The Top 10%: The Elite Earners
These are the high-performing General Sales Managers or top-tier managers at high-volume luxury stores. They have mastered every aspect of the business. For this elite group, annual earnings of $250,000 to $500,000+ are not uncommon.
Secrets to Maximizing Your Income as a Car Dealer Manager
Understanding the structure is one thing; optimizing your performance within it is another. Over the years, I’ve seen what separates the six-figure earners from the seven-figure legends. Here are some of their secrets.
- Master Inventory Turn: An aged car is a costly car. The best managers know their inventory inside and out. They know which cars need to be priced aggressively to move quickly, freeing up capital and space for fresh, more profitable units. A fast turn rate keeps the whole operation healthy.
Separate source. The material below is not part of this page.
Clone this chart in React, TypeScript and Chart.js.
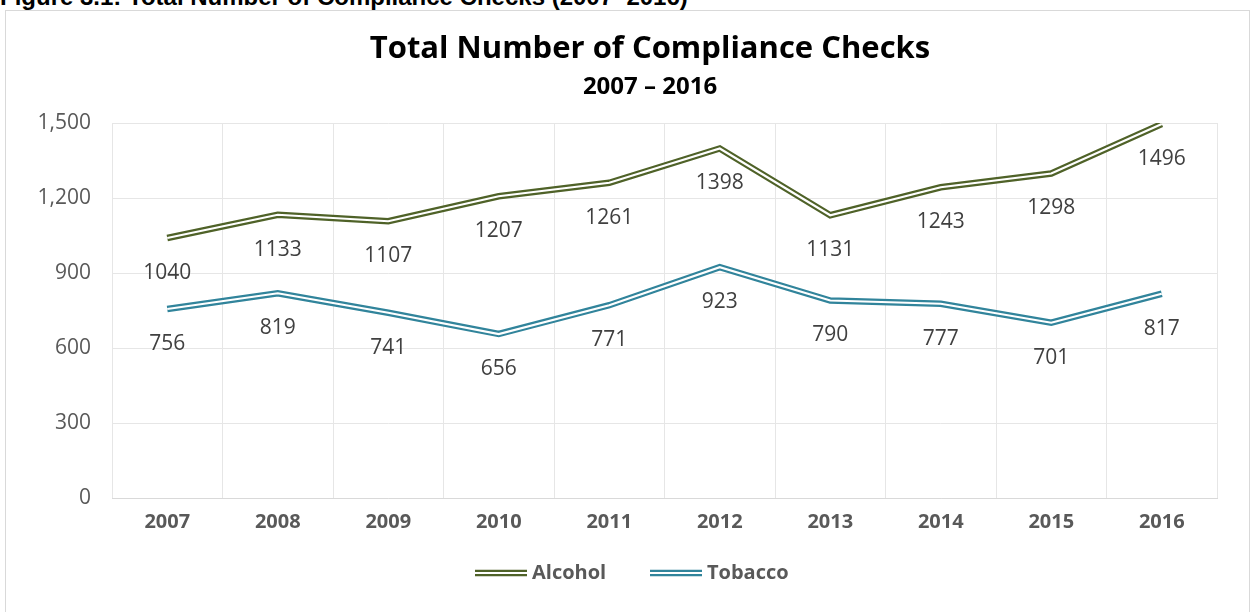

- Live and Breathe Your CSI Scores: I’ve seen managers leave five-figure bonuses on the table because they ignored customer satisfaction. Make it a core part of your team’s culture. A happy customer not only secures your bonus but also becomes a repeat buyer and a source of referrals.
- The Mistake I See Too Often: Treating F&I as an Afterthought. Many sales managers focus solely on front-end gross. This is a massive error. The most profitable deals have strong back-end numbers. Work *with* your F&I department. Train your salespeople to understand the value of warranties and other products so the transition is seamless. A little collaboration here can dramatically increase the store’s overall profitability, which flows back to you.
- Become a Digital Expert: In 2026, the game isn’t just won on the lot; it’s won online. The manager who understands how to work with the BDC (Business Development Center) and leverage digital leads effectively will have a massive advantage. Ensure your team has a lightning-fast and professional response process for internet inquiries.
- Negotiate Your Pay Plan Like a Pro: When you’re being hired, you have the most leverage. Don’t just look at the base salary. Ask for clarity on commission tiers, retroactive bonuses, and how back-end profit is calculated into your pay. A good dealership will have a clear, motivating plan; a bad one will have one that’s intentionally confusing.
Frequently Asked Questions
How long does it take to become a car dealer manager?
Typically, it takes 3 to 5 years of successful performance as a top salesperson to be considered for a management role like a floor manager or F&I manager. Promotion to a General Sales Manager can take 7-10+ years of proven leadership.
Is a college degree required to be a car dealer manager?
No, a college degree is not strictly required. The industry values experience and a proven track record of sales success and leadership above formal education. However, a degree in business or finance can be beneficial.
What is the most profitable department for a dealership?
While sales generate the most revenue, the service and parts department often generates the highest and most consistent profit margins. For a sales manager, however, the most profitable areas are often the Used Car department and the F&I (back-end) office.
Can a car dealer manager really make over $300,000 a year?
Absolutely. It’s not the norm, but it is achievable for high-performing General Sales Managers at large, profitable dealerships, particularly those selling high-volume or luxury brands in major metropolitan markets.